Le Ricette
Fritters with Vin Cotto
di Academia Barilla

PREPARATION TIME
45 min
45 min

DIFFICULTY
Medium
Medium

TYPE
Sweets and Fruit
Sweets and Fruit

ITALIAN REGION
Puglia
Puglia
Tags
Ingredients for 4 people
For wine: 3 ½ pounds peeled figs
¾ cup water
1 ¼ cups white wine
1 bay leaf
5 cloves For dough: 7 ¼ cups flour
¾ cup semolina
2 eggs
3 tablespoons + 1 teaspoon water
¾ cup extra virgin olive oil
2 lemons
vanilla to taste
1 tablespoon salt
Preparation 30 minutes preparation + 15 minutes cooking

Put the wine, water, ripe figs (peeled and quartered), bay leaf and cloves in a large pot over medium heat. Boil for about two hours to reduce, then strain.

Make a well in the flour and semolina on a work surface. Add eggs, salt, lemon juice and zest, water, vanilla and mix well to form a soft, uniform dough. Allow to rest for 10 minutes.

With a pasta machine, roll the dough into thin sheets (less than 1/16 inch) and cut lengthwise with a pastry wheel into strips about 1 ½ inches wide and 12 inches long. Loosely fold each strip in half lengthwise. Pinch at intervals and at the ends. Form rosettes by loosely rolling the strip into a wheel. Pinching it in at intervals and at the end to fasten.

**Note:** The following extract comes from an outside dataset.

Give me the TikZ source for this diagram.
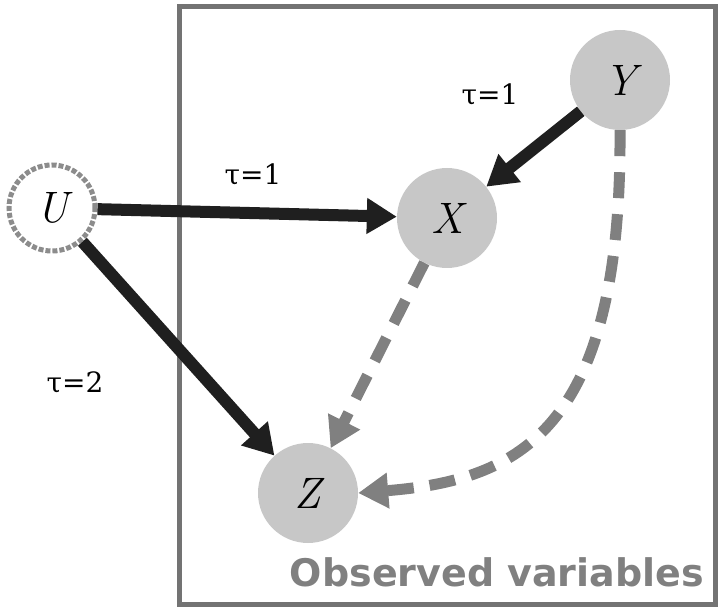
\documentclass[tikz,border=0pt]{standalone}
\usepackage{fontspec}
\newfontfamily\obsfont{DejaVu Sans}
\newfontfamily\taufont{DejaVu Serif}
\usetikzlibrary{arrows.meta}
\begin{document}
\begin{tikzpicture}[x=1pt,y=-1pt,
  var/.style={circle,fill=black!22,minimum size=100pt,inner sep=0pt,font=\fontsize{44}{48}\selectfont\itshape},
  hid/.style={circle,draw=black!45,dotted,line width=5pt,fill=white,minimum size=86pt,inner sep=0pt,font=\fontsize{44}{48}\selectfont\itshape},
  solidarr/.style={line width=12pt,-{Triangle[length=30pt,width=34pt]},black!88},
  dasharr/.style={line width=11pt,dash pattern=on 26pt off 16pt,-{Triangle[length=30pt,width=34pt]},black!50},
  lbl/.style={font=\taufont\fontsize{28}{32}\selectfont}]
\useasboundingbox (0,0) rectangle (723,612);
\node[draw=black!55,line width=5pt,minimum width=536pt,minimum height=598pt,inner sep=0pt] (box) at (447.5,305.5) {};
\node[var] (X) at (447,218) {X};
\node[var] (Y) at (620,80) {Y};
\node[var] (Z) at (308,493) {Z};
\node[hid] (U) at (52,208) {U};
\draw[solidarr] (U) -- (X);
\draw[solidarr] (U) -- (Z);
\draw[solidarr] (Y) -- (X);
\draw[dasharr] (X) -- (Z);
\draw[dasharr] (Y.south) .. controls (622,430) and (520,480) .. (Z.east);
\node[lbl] (t1) at (253,175) {τ=1};
\node[lbl] (t2) at (490,95) {τ=1};
\node[lbl] (t3) at (75,383) {τ=2};
\node[font=\obsfont\bfseries\fontsize{38}{42}\selectfont,text=black!50] (obs) at (497,572) {Observed variables};
\end{tikzpicture}
\end{document}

Place on a baking sheet lined with parchment paper and allow to dry for 12 hours. Bake at 350°F for about 15 minutes until evenly browned or fry in a large pot of hot oil (check temperature of oil by dropping in a small piece of dough). Pour the wine mixture into a pan and reheat over low heat. Place fritters in the mixture for a few seconds, then remove and drain (not too much, since they should be well coated with the vin cotto).

Wine pairing
A dessert that contains the flavors of fruit, spices and sweetness that are pleasingly well-balanced. A white wine that is golden yellow in color with hints of ripe fruit such as apricot with a floral bouquet of acacia, linden, broom and pleasing tropical fruit notes; a refined and well-balanced wine. Moscato di Trani Passito D.O.C.
Chef's Tip
To adhere properly to the pinwheels, the vin cotto must reach a consistency that is similar to that of a dense syrup or honey. The pinwheels' dough must be rather dry and not very elastic in order to maintain the desired shape and not collapse upon itself during kneading.